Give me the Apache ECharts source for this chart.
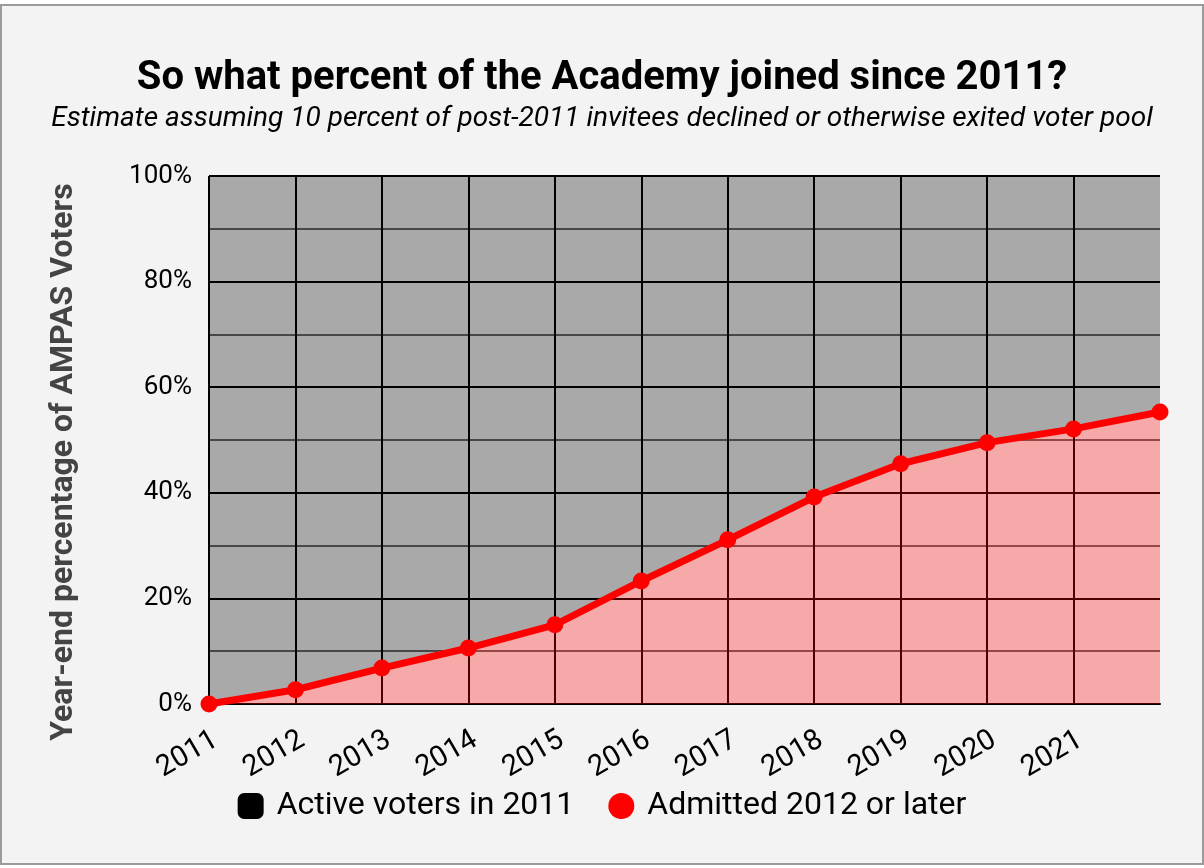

--

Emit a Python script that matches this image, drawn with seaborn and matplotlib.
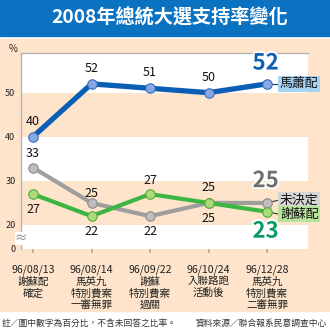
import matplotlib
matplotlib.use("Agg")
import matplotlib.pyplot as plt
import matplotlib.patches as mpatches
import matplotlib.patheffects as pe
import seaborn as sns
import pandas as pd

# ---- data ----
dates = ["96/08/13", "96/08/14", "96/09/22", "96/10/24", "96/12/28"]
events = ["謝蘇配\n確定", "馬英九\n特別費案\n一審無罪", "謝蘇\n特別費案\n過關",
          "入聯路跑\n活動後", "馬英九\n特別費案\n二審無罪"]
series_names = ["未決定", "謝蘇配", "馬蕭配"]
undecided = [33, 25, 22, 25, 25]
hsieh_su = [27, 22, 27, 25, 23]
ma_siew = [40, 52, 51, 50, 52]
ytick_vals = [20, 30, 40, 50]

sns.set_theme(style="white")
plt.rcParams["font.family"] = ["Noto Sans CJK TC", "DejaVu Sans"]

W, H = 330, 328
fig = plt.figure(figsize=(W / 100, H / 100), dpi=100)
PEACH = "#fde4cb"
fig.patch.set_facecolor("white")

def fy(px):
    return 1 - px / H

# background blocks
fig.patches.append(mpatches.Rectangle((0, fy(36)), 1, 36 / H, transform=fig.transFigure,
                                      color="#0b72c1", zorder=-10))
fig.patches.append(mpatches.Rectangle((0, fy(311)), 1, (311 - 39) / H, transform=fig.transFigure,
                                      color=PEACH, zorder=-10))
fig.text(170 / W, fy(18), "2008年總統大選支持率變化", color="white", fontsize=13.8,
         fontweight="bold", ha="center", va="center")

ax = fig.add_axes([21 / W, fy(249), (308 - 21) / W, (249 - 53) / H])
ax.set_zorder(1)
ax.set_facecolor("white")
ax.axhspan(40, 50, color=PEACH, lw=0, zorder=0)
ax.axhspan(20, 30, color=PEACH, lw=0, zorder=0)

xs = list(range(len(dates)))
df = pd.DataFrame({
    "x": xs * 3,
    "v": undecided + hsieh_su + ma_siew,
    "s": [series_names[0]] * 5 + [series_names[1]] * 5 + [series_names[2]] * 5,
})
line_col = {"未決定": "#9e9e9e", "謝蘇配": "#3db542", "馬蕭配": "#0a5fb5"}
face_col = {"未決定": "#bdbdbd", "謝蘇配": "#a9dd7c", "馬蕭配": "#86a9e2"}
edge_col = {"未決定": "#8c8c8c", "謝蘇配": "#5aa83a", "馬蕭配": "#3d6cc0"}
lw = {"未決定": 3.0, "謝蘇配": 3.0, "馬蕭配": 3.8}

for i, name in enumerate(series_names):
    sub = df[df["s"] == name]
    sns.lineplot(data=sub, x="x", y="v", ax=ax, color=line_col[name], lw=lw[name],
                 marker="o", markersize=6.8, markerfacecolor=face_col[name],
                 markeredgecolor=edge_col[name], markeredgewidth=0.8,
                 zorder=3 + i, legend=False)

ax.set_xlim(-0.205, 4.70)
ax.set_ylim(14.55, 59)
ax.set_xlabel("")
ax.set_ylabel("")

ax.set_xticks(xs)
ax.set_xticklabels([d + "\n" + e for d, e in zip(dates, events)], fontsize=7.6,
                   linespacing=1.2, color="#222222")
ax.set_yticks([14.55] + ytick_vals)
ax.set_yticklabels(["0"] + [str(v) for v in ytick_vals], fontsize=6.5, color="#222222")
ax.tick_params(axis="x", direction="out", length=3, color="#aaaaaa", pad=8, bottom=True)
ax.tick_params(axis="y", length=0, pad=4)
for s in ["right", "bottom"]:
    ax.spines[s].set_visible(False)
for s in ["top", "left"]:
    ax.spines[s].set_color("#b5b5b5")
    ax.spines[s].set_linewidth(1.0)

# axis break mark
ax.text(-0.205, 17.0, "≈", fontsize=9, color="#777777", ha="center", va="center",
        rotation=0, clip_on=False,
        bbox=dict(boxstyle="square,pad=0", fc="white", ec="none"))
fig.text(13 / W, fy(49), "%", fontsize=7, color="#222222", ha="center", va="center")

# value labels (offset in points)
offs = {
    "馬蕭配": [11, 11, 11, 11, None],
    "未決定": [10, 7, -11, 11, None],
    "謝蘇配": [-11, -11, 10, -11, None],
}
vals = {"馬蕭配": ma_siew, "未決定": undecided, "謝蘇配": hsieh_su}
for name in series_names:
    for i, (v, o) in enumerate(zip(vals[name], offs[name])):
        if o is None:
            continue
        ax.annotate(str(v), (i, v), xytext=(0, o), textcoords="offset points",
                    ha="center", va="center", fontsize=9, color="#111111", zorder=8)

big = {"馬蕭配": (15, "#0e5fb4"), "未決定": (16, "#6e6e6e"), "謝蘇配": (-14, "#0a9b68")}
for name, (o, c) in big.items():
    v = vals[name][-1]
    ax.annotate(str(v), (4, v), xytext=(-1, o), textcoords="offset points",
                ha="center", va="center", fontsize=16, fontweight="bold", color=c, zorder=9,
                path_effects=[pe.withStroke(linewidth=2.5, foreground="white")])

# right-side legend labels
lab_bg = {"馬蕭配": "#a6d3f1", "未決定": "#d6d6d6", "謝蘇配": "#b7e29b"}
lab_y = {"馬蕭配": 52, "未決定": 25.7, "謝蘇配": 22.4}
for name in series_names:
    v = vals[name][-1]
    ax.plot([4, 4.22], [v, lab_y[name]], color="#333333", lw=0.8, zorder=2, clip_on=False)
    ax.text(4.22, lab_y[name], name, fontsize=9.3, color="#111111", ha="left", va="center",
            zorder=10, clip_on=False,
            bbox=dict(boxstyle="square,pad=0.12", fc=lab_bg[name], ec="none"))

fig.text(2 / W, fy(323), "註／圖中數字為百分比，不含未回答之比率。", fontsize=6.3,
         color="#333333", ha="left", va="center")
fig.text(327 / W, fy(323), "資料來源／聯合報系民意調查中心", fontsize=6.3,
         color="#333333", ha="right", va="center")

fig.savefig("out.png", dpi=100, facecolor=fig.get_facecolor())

▶ [Exercise]:
Above are some entries. Restate word for word the lines from the one holding "Emit a Python" through the one holding "import pandas as pd", but not the pictures.

▶ [Task result]:
Emit a Python script that matches this image, drawn with seaborn and matplotlib.
import matplotlib
matplotlib.use("Agg")
import matplotlib.pyplot as plt
import matplotlib.patches as mpatches
import matplotlib.patheffects as pe
import seaborn as sns
import pandas as pd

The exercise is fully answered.